Well, the lyrics to me are like a poem, in the sense that it’s like a condensed version of me. If I’ve already found a way to say something with very few words, why would you want me to say the same thing with more words? I feel like that’s not my job. If the form was for me to write things in paragraphs then I would be writing paragraphs — but I’m writing short lyrics!

And art is not necessarily the place for clear-cut answers.

Right. And I like David Lynch movies, I like things where if you’re confused, that’s fine! (Laughs) Life itself is often very mysterious and I don’t always understand what I’m seeing and how I’m feeling about things. I feel comfortable with language that reflects my uncertainty.

Do you feel that such writing is more honest?

It’s honest to me. For instance, with Interpol I was trying to talk about the human condition, but I didn’t necessarily feel like anything too anecdotal about my life was really how I wanted to explore those ideas. I think typically I’ve dismissed the notion of really literal music and literal lyrics.

Pusha T said that in terms of lyrics, he’s always thinking about the best thing to say and the hardest way to say it.

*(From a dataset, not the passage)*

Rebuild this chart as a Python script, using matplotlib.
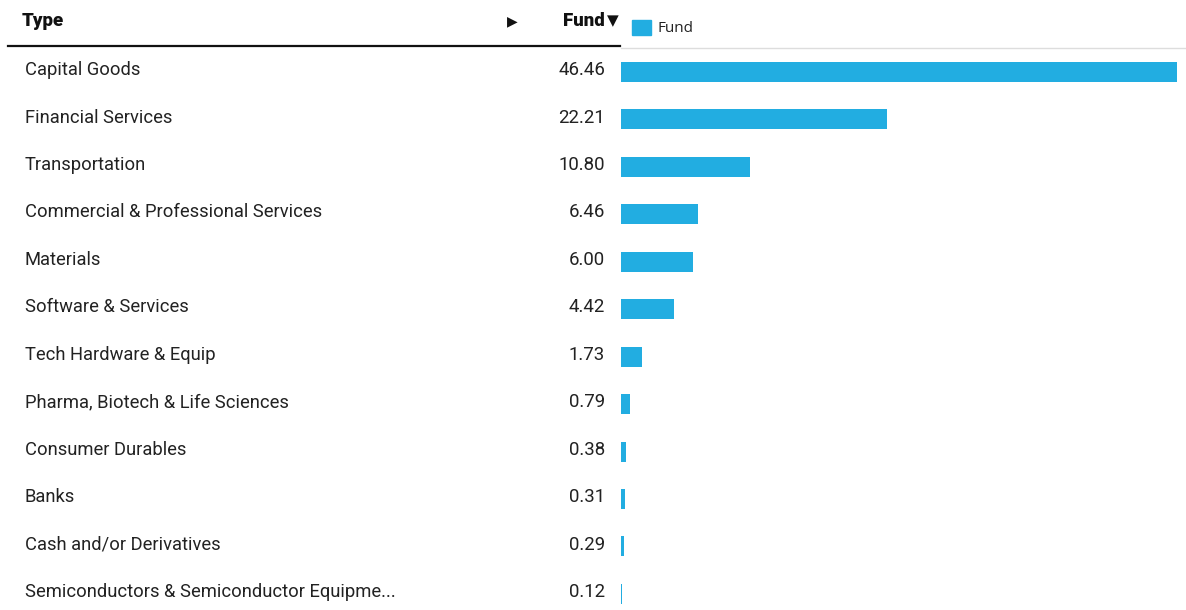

Hip hop was always fascinating to me because it’s a lyrical genre — it doesn’t rely on harmony and melody, it really relies on lyrics. I mean, from a word lover’s point of view, that’s a genre of music that frequently adds terms to our vernacular. Pusha T is a strong writer, but we have different approaches — I feel like most other writers that I think of are kind of anchored in reality, and being relatable. But now there have been certain phases in my life that I can pull from in my explorations of larger ideas for Interpol’s new abum, Marauder; I can refine the sum total of my life experiences and put it into the structure of a singular anecdotal perspective.

How do you go about that?

For me, I wasn’t the kind of writer in my twenties where if I had one breakup, I felt compelled to write about it. I would rather write about the notion of loneliness. But then as you get older and you have more breakups and you kind of get tired of yourself and realize your own life has had seasons, you’re able to look at things. I think in the past, I felt more comfortable to explore other people’s lives, whereas now maybe, I’ve just had enough time on earth to kind of look at my own experiences. I feel like they’re evocative enough.

“To me, the past albums always feel alive so I just feel this responsibility to do the songs justice.”

How does it feel to perform those early songs these days? Has your shifting perspective changed how you feel about them?

I think if anything I’m very in touch with my inner child, my inner young adult, you know what I mean? I’m not the person that I was when I wrote the first record but I can definitely access who that person was. And I think it’s an invigorating thing to play a song live, in a collaborative band, so the idea that it ever gets tired or forced? I don’t understand that. To me, the past albums always feel alive so I just feel this responsibility to do the songs justice.

Has the concept of the album as an art form changed over the years since you first started?

I feel like the music hasn’t really suffered, but I think the album as a form has. For bands, albums are probably going to stay the format because you don’t just write one song. But maybe now with Spotify, the album is going to rebound. It’s interesting, rappers like Migos did a 24 song record and then Kanye West only makes seven song records now, so who the fuck knows! Hip hop is a genre that is gradually overtaking other forms of music… Especially when you have great producers vying to work with the greatest rappers and singers, that kind of competition creates some pretty amazing results. It’s fucking alive and fresh!